刚果人的部分食谱,继承了人类的捕食本能,是人类食物史的活化石,也是无人敢争抢的“老字号”。
而砧板上的猴子就是最好的证明。
风干的猴子肉,大概每吃一口都能唤醒人类远古时期同类相食的记忆。
而任何一个刚果丛林之外的人,如果能淡定地吃完一只猴,都初步具备了成为莱克特·汉尼拔博士接班人的潜质。
如果运气够好,你也能在这里碰到新鲜的猴子,部位任选,整只购买更佳。如果第二天来还没卖出去,价格还会腰斩,当然冷链存储是肯定不存在的。
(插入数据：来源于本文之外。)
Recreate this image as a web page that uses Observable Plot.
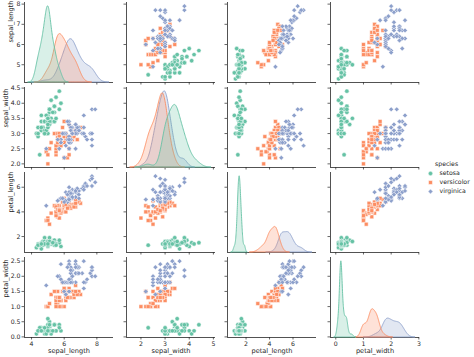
<!DOCTYPE html>
<html><head><meta charset="utf-8">
<script src="https://cdn.jsdelivr.net/npm/d3@7"></script>
<script src="https://cdn.jsdelivr.net/npm/@observablehq/plot@0.6"></script>
<style>
html,body{margin:0;padding:0;background:#fff;}
#fig{position:relative;width:474px;height:357px;overflow:hidden;font-family:"DejaVu Sans",sans-serif;color:#262626;}
#fig svg{position:absolute;overflow:visible;background:transparent;}
.lt{position:absolute;font-size:6.2px;white-space:nowrap;line-height:1;}
</style></head><body><div id="fig"></div>
<script>
// ---- data (Fisher's iris, ordered setosa / versicolor / virginica) ----
const speciesNames = ["setosa", "versicolor", "virginica"];
const speciesColors = ["#66c2a5", "#fc8d62", "#8da0cb"];
const speciesSymbols = ["circle", "square", "diamond2"];
const varNames = ["sepal_length", "sepal_width", "petal_length", "petal_width"];

const sepal_length = [5.1,4.9,4.7,4.6,5.0,5.4,4.6,5.0,4.4,4.9,5.4,4.8,4.8,4.3,5.8,5.7,5.4,5.1,5.7,5.1,5.4,5.1,4.6,5.1,4.8,5.0,5.0,5.2,5.2,4.7,4.8,5.4,5.2,5.5,4.9,5.0,5.5,4.9,4.4,5.1,5.0,4.5,4.4,5.0,5.1,4.8,5.1,4.6,5.3,5.0,
7.0,6.4,6.9,5.5,6.5,5.7,6.3,4.9,6.6,5.2,5.0,5.9,6.0,6.1,5.6,6.7,5.6,5.8,6.2,5.6,5.9,6.1,6.3,6.1,6.4,6.6,6.8,6.7,6.0,5.7,5.5,5.5,5.8,6.0,5.4,6.0,6.7,6.3,5.6,5.5,5.5,6.1,5.8,5.0,5.6,5.7,5.7,6.2,5.1,5.7,
6.3,5.8,7.1,6.3,6.5,7.6,4.9,7.3,6.7,7.2,6.5,6.4,6.8,5.7,5.8,6.4,6.5,7.7,7.7,6.0,6.9,5.6,7.7,6.3,6.7,7.2,6.2,6.1,6.4,7.2,7.4,7.9,6.4,6.3,6.1,7.7,6.3,6.4,6.0,6.9,6.7,6.9,5.8,6.8,6.7,6.7,6.3,6.5,6.2,5.9];
const sepal_width = [3.5,3.0,3.2,3.1,3.6,3.9,3.4,3.4,2.9,3.1,3.7,3.4,3.0,3.0,4.0,4.4,3.9,3.5,3.8,3.8,3.4,3.7,3.6,3.3,3.4,3.0,3.4,3.5,3.4,3.2,3.1,3.4,4.1,4.2,3.1,3.2,3.5,3.6,3.0,3.4,3.5,2.3,3.2,3.5,3.8,3.0,3.8,3.2,3.7,3.3,
3.2,3.2,3.1,2.3,2.8,2.8,3.3,2.4,2.9,2.7,2.0,3.0,2.2,2.9,2.9,3.1,3.0,2.7,2.2,2.5,3.2,2.8,2.5,2.8,2.9,3.0,2.8,3.0,2.9,2.6,2.4,2.4,2.7,2.7,3.0,3.4,3.1,2.3,3.0,2.5,2.6,3.0,2.6,2.3,2.7,3.0,2.9,2.9,2.5,2.8,
3.3,2.7,3.0,2.9,3.0,3.0,2.5,2.9,2.5,3.6,3.2,2.7,3.0,2.5,2.8,3.2,3.0,3.8,2.6,2.2,3.2,2.8,2.8,2.7,3.3,3.2,2.8,3.0,2.8,3.0,2.8,3.8,2.8,2.8,2.6,3.0,3.4,3.1,3.0,3.1,3.1,3.1,2.7,3.2,3.3,3.0,2.5,3.0,3.4,3.0];
const petal_length = [1.4,1.4,1.3,1.5,1.4,1.7,1.4,1.5,1.4,1.5,1.5,1.6,1.4,1.1,1.2,1.5,1.3,1.4,1.7,1.5,1.7,1.5,1.0,1.7,1.9,1.6,1.6,1.5,1.4,1.6,1.6,1.5,1.5,1.4,1.5,1.2,1.3,1.4,1.3,1.5,1.3,1.3,1.3,1.6,1.9,1.4,1.6,1.4,1.5,1.4,
4.7,4.5,4.9,4.0,4.6,4.5,4.7,3.3,4.6,3.9,3.5,4.2,4.0,4.7,3.6,4.4,4.5,4.1,4.5,3.9,4.8,4.0,4.9,4.7,4.3,4.4,4.8,5.0,4.5,3.5,3.8,3.7,3.9,5.1,4.5,4.5,4.7,4.4,4.1,4.0,4.4,4.6,4.0,3.3,4.2,4.2,4.2,4.3,3.0,4.1,
6.0,5.1,5.9,5.6,5.8,6.6,4.5,6.3,5.8,6.1,5.1,5.3,5.5,5.0,5.1,5.3,5.5,6.7,6.9,5.0,5.7,4.9,6.7,4.9,5.7,6.0,4.8,4.9,5.6,5.8,6.1,6.4,5.6,5.1,5.6,6.1,5.6,5.5,4.8,5.4,5.6,5.1,5.1,5.9,5.7,5.2,5.0,5.2,5.4,5.1];
const petal_width = [0.2,0.2,0.2,0.2,0.2,0.4,0.3,0.2,0.2,0.1,0.2,0.2,0.1,0.1,0.2,0.4,0.4,0.3,0.3,0.3,0.2,0.4,0.2,0.5,0.2,0.2,0.4,0.2,0.2,0.2,0.2,0.4,0.1,0.2,0.2,0.2,0.2,0.1,0.2,0.2,0.3,0.3,0.2,0.6,0.4,0.3,0.2,0.2,0.2,0.2,
1.4,1.5,1.5,1.3,1.5,1.3,1.6,1.0,1.3,1.4,1.0,1.5,1.0,1.4,1.3,1.4,1.5,1.0,1.5,1.1,1.8,1.3,1.5,1.2,1.3,1.4,1.4,1.7,1.5,1.0,1.1,1.0,1.2,1.6,1.5,1.6,1.5,1.3,1.3,1.3,1.2,1.4,1.2,1.0,1.3,1.2,1.3,1.3,1.1,1.3,
2.5,1.9,2.1,1.8,2.2,2.1,1.7,1.8,1.8,2.5,2.0,1.9,2.1,2.0,2.4,2.3,1.8,2.2,2.3,1.5,2.3,2.0,2.0,1.8,2.1,1.8,1.8,1.8,2.1,1.6,1.9,2.0,2.2,1.5,1.4,2.3,2.4,1.8,1.8,2.1,2.4,2.3,1.9,2.3,2.5,2.3,1.9,2.0,2.3,1.8];
const speciesCounts = [50, 50, 50];

// tick labels
const xTicks = {sepal_length: [4, 6, 8], sepal_width: [2, 3, 4, 5], petal_length: [2, 4, 6], petal_width: [0, 1, 2, 3]};
const yTicks = {sepal_length: [5, 6, 7, 8], sepal_width: [2.0, 2.5, 3.0, 3.5, 4.0, 4.5], petal_length: [2, 4, 6], petal_width: [0.0, 0.5, 1.0, 1.5, 2.0, 2.5]};
const yTickFmt = {sepal_length: d3.format("d"), sepal_width: d3.format(".1f"), petal_length: d3.format("d"), petal_width: d3.format(".1f")};

// ---- derived table ----
const columns = {sepal_length, sepal_width, petal_length, petal_width};
const species = speciesNames.flatMap((s, i) => Array(speciesCounts[i]).fill(s));
const rows = species.map((s, i) => ({species: s, sepal_length: sepal_length[i], sepal_width: sepal_width[i], petal_length: petal_length[i], petal_width: petal_width[i]}));
const N = rows.length;

// Gaussian KDE (Scott bandwidth, cut = 3, common normalisation) like seaborn
function kde(values) {
  const n = values.length;
  const bw = d3.deviation(values) * Math.pow(n, -1 / 5);
  const lo = d3.min(values) - 3 * bw, hi = d3.max(values) + 3 * bw;
  const G = 200, pts = [];
  for (let k = 0; k < G; k++) {
    const x = lo + (hi - lo) * k / (G - 1);
    let s = 0;
    for (const v of values) { const z = (x - v) / bw; s += Math.exp(-0.5 * z * z); }
    pts.push({x, y: s / (n * bw * Math.sqrt(2 * Math.PI)) * (n / N)});
  }
  return {pts, lo, hi};
}
const pad = ([a, b]) => { const m = (b - a) * 0.05; return [a - m, b + m]; };
const dens = {}, xDom = {}, yDom = {}, dMax = {};
for (const v of varNames) {
  dens[v] = speciesNames.map(s => kde(rows.filter(r => r.species === s).map(r => r[v])));
  xDom[v] = pad([d3.min(dens[v], d => d.lo), d3.max(dens[v], d => d.hi)]);
  yDom[v] = pad(d3.extent(columns[v]));
  dMax[v] = d3.max(dens[v], d => d3.max(d.pts, p => p.y)) * 1.05;
}

// ---- layout ----
const fig = document.getElementById("fig");
const colLeft = [24, 125.5, 227, 330], rowTop = [1.8, 86.6, 172, 257.3];
const yLabelX = [10, 5, 10, 5];
const W = 89, H = 80, mL = 30, mR = 6, mT = 6, mB = 22;
const ink = "#262626";
const base = {width: W + mL + mR, height: H + mT + mB, marginLeft: mL, marginRight: mR, marginTop: mT, marginBottom: mB,
  style: {fontFamily: "DejaVu Sans, sans-serif", fontSize: "6.2px", background: "transparent", overflow: "visible", color: ink}};
const colorScale = {domain: speciesNames, range: speciesColors};
const symbolScale = {domain: speciesNames, range: speciesSymbols};
function place(svg, c, r) {
  svg.style.left = (colLeft[c] - mL) + "px";
  svg.style.top = (rowTop[r] - mT) + "px";
  fig.appendChild(svg);
}
function frameMarks(xv, yv, c, r) {
  const m = [
    Plot.ruleX([xDom[xv][0]], {stroke: ink, strokeWidth: 0.8}),
    Plot.ruleY([yDom[yv][0]], {stroke: ink, strokeWidth: 0.8}),
    Plot.axisX({ticks: xTicks[xv], tickSize: 2.5, tickPadding: 1.5, strokeWidth: 0.7, color: ink, fontSize: 6.2,
      tickFormat: r === 3 ? d3.format("d") : () => "", label: null}),
    Plot.axisY({ticks: yTicks[yv], tickSize: 2.5, tickPadding: 1.5, strokeWidth: 0.7, color: ink, fontSize: 6.2,
      tickFormat: c === 0 ? yTickFmt[yv] : () => "", label: null})
  ];
  if (r === 3) m.push(Plot.text([xv], {frameAnchor: "bottom", dy: 15, fontSize: 6.6, fill: ink}));
  if (c === 0) m.push(Plot.text([yv], {frameAnchor: "left", dx: yLabelX[r] - colLeft[0], rotate: -90, fontSize: 6.6, fill: ink}));
  return m;
}

for (let r = 0; r < 4; r++) {
  for (let c = 0; c < 4; c++) {
    const xv = varNames[c], yv = varNames[r];
    if (r === c) {
      // axes (row scale) then densities on a twin y scale
      place(Plot.plot({...base, x: {domain: xDom[xv], axis: null}, y: {domain: yDom[yv], axis: null},
        marks: frameMarks(xv, yv, c, r)}), c, r);
      const areas = speciesNames.map((s, i) => Plot.areaY(dens[xv][i].pts, {x: "x", y: "y",
        fill: speciesColors[i], fillOpacity: 0.25, stroke: speciesColors[i], strokeWidth: 0.9})).reverse();
      place(Plot.plot({...base, x: {domain: xDom[xv], axis: null}, y: {domain: [0, dMax[xv]], axis: null}, marks: areas}), c, r);
    } else {
      place(Plot.plot({...base, x: {domain: xDom[xv], axis: null}, y: {domain: yDom[yv], axis: null},
        color: colorScale, symbol: symbolScale,
        marks: [
          ...frameMarks(xv, yv, c, r),
          Plot.dot(rows, {x: xv, y: yv, fill: "species", symbol: "species", stroke: "white", strokeWidth: 0.5, r: 2.2})
        ]}), c, r);
    }
  }
}

// ---- legend ----
const title = document.createElement("div");
title.className = "lt"; title.textContent = "species";
title.style.left = "435px"; title.style.top = "160.5px";
fig.appendChild(title);
const leg = Plot.plot({width: 50, height: 30, marginLeft: 5, marginRight: 5, marginTop: 8, marginBottom: 4,
  style: {fontFamily: "DejaVu Sans, sans-serif", fontSize: "6.2px", background: "transparent", overflow: "visible"},
  x: {domain: [0, 1], axis: null}, y: {type: "point", domain: speciesNames, padding: 0, axis: null},
  color: colorScale, symbol: symbolScale,
  marks: [
    Plot.dot(speciesNames, {y: d => d, frameAnchor: "left", fill: d => d, symbol: d => d, stroke: "white", strokeWidth: 0.5, r: 2.2}),
    Plot.text(speciesNames, {y: d => d, frameAnchor: "left", dx: 9, textAnchor: "start", fill: ink, fontSize: 6.2})
  ]});
leg.style.left = "425px"; leg.style.top = "165px";
fig.appendChild(leg);
</script>
</body></html>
刚宰杀的动物,只要等待一段抖音短视频的时间,就会成为苍蝇的乐园
卖肉的大姐强烈建议我品尝下猴子肉,并告诉我烤猴子肉的味道连小牛肉都无法媲美。
见我面露难色,她道出了刚果人对待食物的朴素哲学观念:Si ?a bouge, ?a se mange! 能动,就能吃!
但一想到艾滋病从刚果河流域传播到美国这个真假难辨的传说,我还是委婉地表示了拒绝。
·猎人的据点
刚果的猎人大多是兼职,而上等的猎物往往来自更北方的热带丛林。一切进入猎人视野的生物最终都有可能出现在农贸市场里,即使是刚果河中的顶级霸主也不能幸免。
显然,这里的鳄鱼摆脱了成为爱马仕皮包的命运。
但是同为爬行动物,变色龙却从不会出现在刚果人的餐桌上,在这里它被一些人视为邪恶与传染病的象征。
·明显人畜无害呀
而井盖大小的“甲鱼”则因为某个外来东方民族的进补传统而价格飞涨。
刚果盆地每年产出的生猛食材可能高达数百万吨,对于刚果人来说,这与猎奇或炫耀都无关,它仅仅是一种生存上的考量。
而带给这片丛林最悲惨与黑暗历史的比利时人却把他们曾经的奴隶的饮食习惯带回了欧洲大陆。
尽管他们嘴上不承认,但这种通过布鲁塞尔向欧洲走私野味儿的生意,在刚果人中根本就不是秘密。
·2018年,比利时人自己爆出走私猴子肉的丑闻
结束菜市场里的“探险”回到非洲友人的别墅,大概是下午三点。朋友家中的打工人没有饮茶,而是围坐在门口,就着番茄沙拉、咸鱼还有热带的阳光,享用着玉米甜啤(Munkoyo)。
品尝了一口这种性状不明的液体后,我只想搞一场吃播,然后发出一声伏拉夫式的呐喊:非洲的菜,行!